The Customs Tariff (Determination of Origin of Goods under CETA between India and the United Kingdom of Great Britain and Northern Ireland) Rules, 2026, will come into force from July 15, when the CETA becomes operational.
Motor cars and motor vehicles for personal use will be required to have a qualifying value content (QVC) of no less than 35 per cent if they are to be traded between India and the UK on preferential duties.
For partially assembled kits of cars, public and goods transport vehicles, tractors and other equipment, the local value addition ranges from 45 to 55 per cent, depending on whether the value of the product is calculated at the factory gate or at the point of loading onto the ship.

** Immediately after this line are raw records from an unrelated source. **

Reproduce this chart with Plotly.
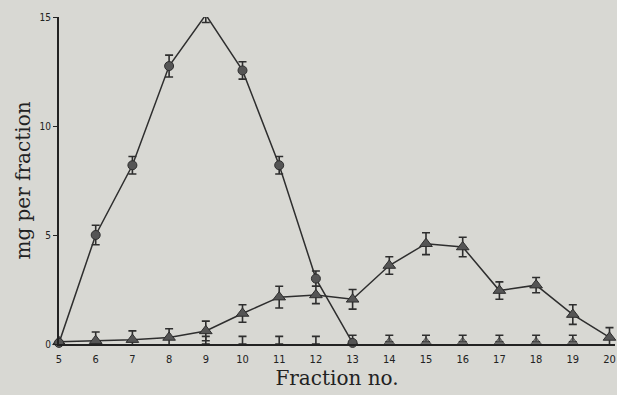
import plotly.graph_objects as go

# Circle series (fractions 5-13)
circ_x = [5, 6, 7, 8, 9, 10, 11, 12, 13]
circ_y = [0.05, 5.0, 8.2, 12.75, 15.1, 12.55, 8.2, 3.0, 0.05]
circ_err = [0, 0.45, 0.4, 0.5, 0.35, 0.4, 0.4, 0.35, 0]

# Triangle series (fractions 5-20)
tri_x = [5, 6, 7, 8, 9, 10, 11, 12, 13, 14, 15, 16, 17, 18, 19, 20]
tri_y = [0.1, 0.15, 0.2, 0.3, 0.6, 1.4, 2.15, 2.25, 2.05, 3.6, 4.6, 4.45, 2.45, 2.7, 1.35, 0.3]
tri_err = [0, 0.4, 0.4, 0.4, 0.45, 0.4, 0.5, 0.4, 0.45, 0.4, 0.5, 0.45, 0.4, 0.35, 0.45, 0.45]

# Baseline series (near zero)
base_x = [9, 10, 11, 12, 13, 14, 15, 16, 17, 18, 19]
base_y = [0.0, 0.0, 0.0, 0.0, 0.1, 0.1, 0.1, 0.1, 0.1, 0.1, 0.1]
base_err = [0.35, 0.35, 0.35, 0.35, 0.3, 0.3, 0.3, 0.3, 0.3, 0.3, 0.3]
base_show = [0, 0, 0, 0, 1, 1, 1, 1, 1, 1, 1]

x_ticks = list(range(5, 21))
y_ticks = [0, 5, 10, 15]

line_col = "#2e2e2e"
mark_col = "#555555"
bg = "#d8d8d3"

fig = go.Figure()

fig.add_trace(go.Scatter(
    x=base_x, y=base_y, mode="markers",
    marker=dict(symbol="triangle-up", size=[9 * s for s in base_show], color=mark_col,
                line=dict(color=line_col, width=1)),
    error_y=dict(type="data", array=base_err, arrayminus=[0] * len(base_err),
                 color=line_col, thickness=1.6, width=4),
    cliponaxis=False, showlegend=False))

fig.add_trace(go.Scatter(
    x=tri_x, y=tri_y, mode="lines+markers",
    line=dict(color=line_col, width=1.5),
    marker=dict(symbol="triangle-up", size=11, color=mark_col,
                line=dict(color=line_col, width=1)),
    error_y=dict(type="data", array=tri_err, color=line_col, thickness=1.6, width=4),
    cliponaxis=False, showlegend=False))

fig.add_trace(go.Scatter(
    x=circ_x, y=circ_y, mode="lines+markers",
    line=dict(color=line_col, width=1.5),
    marker=dict(symbol="circle", size=9, color=mark_col,
                line=dict(color=line_col, width=1)),
    error_y=dict(type="data", array=circ_err, color=line_col, thickness=1.6, width=4),
    cliponaxis=False, showlegend=False))

fig.update_layout(
    width=617, height=395,
    margin=dict(l=59, r=2, t=17, b=51, autoexpand=False),
    paper_bgcolor=bg, plot_bgcolor=bg,
    font=dict(family="DejaVu Sans Condensed, DejaVu Sans", color="#222"),
)
fig.update_xaxes(
    range=[5, 20.15], tickmode="array", tickvals=x_ticks,
    ticktext=[str(v) for v in x_ticks],
    showgrid=False, zeroline=False, showline=True, linecolor="#222", linewidth=2,
    ticks="", tickfont=dict(size=11), ticklabelstandoff=4,
    title=dict(text="Fraction no.", font=dict(family="DejaVu Serif", size=20, color="#222"),
               standoff=6),
)
fig.update_yaxes(
    range=[0, 15], tickmode="array", tickvals=y_ticks,
    ticktext=[str(v) for v in y_ticks],
    showgrid=False, zeroline=False, showline=True, linecolor="#222", linewidth=2,
    ticks="outside", ticklen=4, tickwidth=1, tickcolor="#222", tickfont=dict(size=10),
    title=dict(text="mg per fraction", font=dict(family="DejaVu Serif", size=20, color="#222"),
               standoff=4),
)

fig.write_html(
    "out.html",
    config={"displayModeBar": False},
    post_script="document.body.style.margin='0';document.body.style.background='" + bg + "';",
)
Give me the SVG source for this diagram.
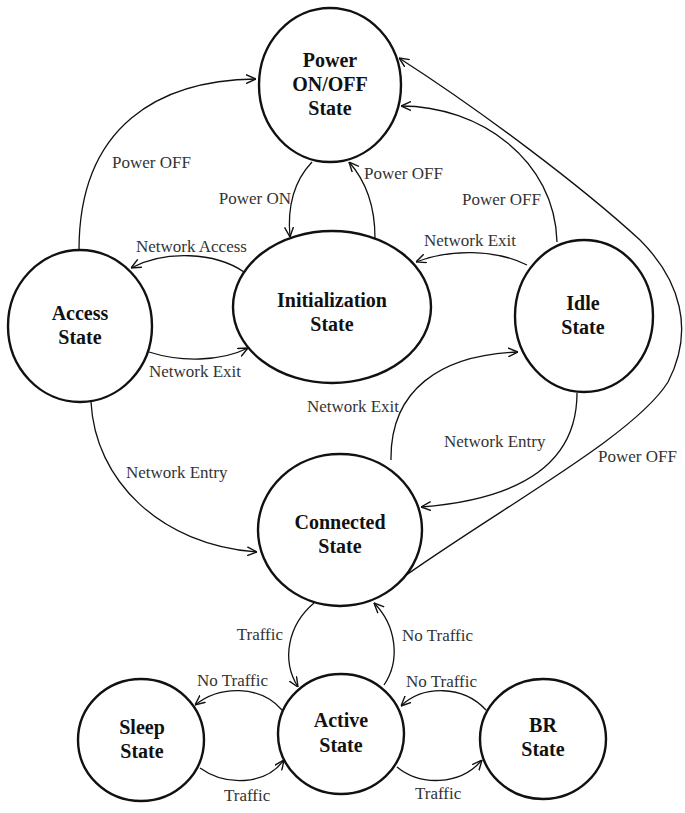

This rate applies to parts of motor vehicles, while the QVC for motorcycles has been kept at 40 to 55 per cent,
Under the CETA, India will reduce duties on UK-made cars to 10 per cent from 110 per cent over 15 years under an overall quota of 3.78 lakh units.
This quota would be raised with each passing year.
India-made EVs, hybrids and hydrogen passenger cars will gain duty-free access to the UK market starting from the first year.
This starts with a quota that will expand to 88,000 units by 15th year.
For wines and spirits, imported content is allowed, but it must undergo substantive transformation before it can be traded at lower duties under the CETA.
For whisky and gin from the UK, India will bring down duties to 75 per cent from 150 per cent immediately and then to 40 per cent by the 10th year.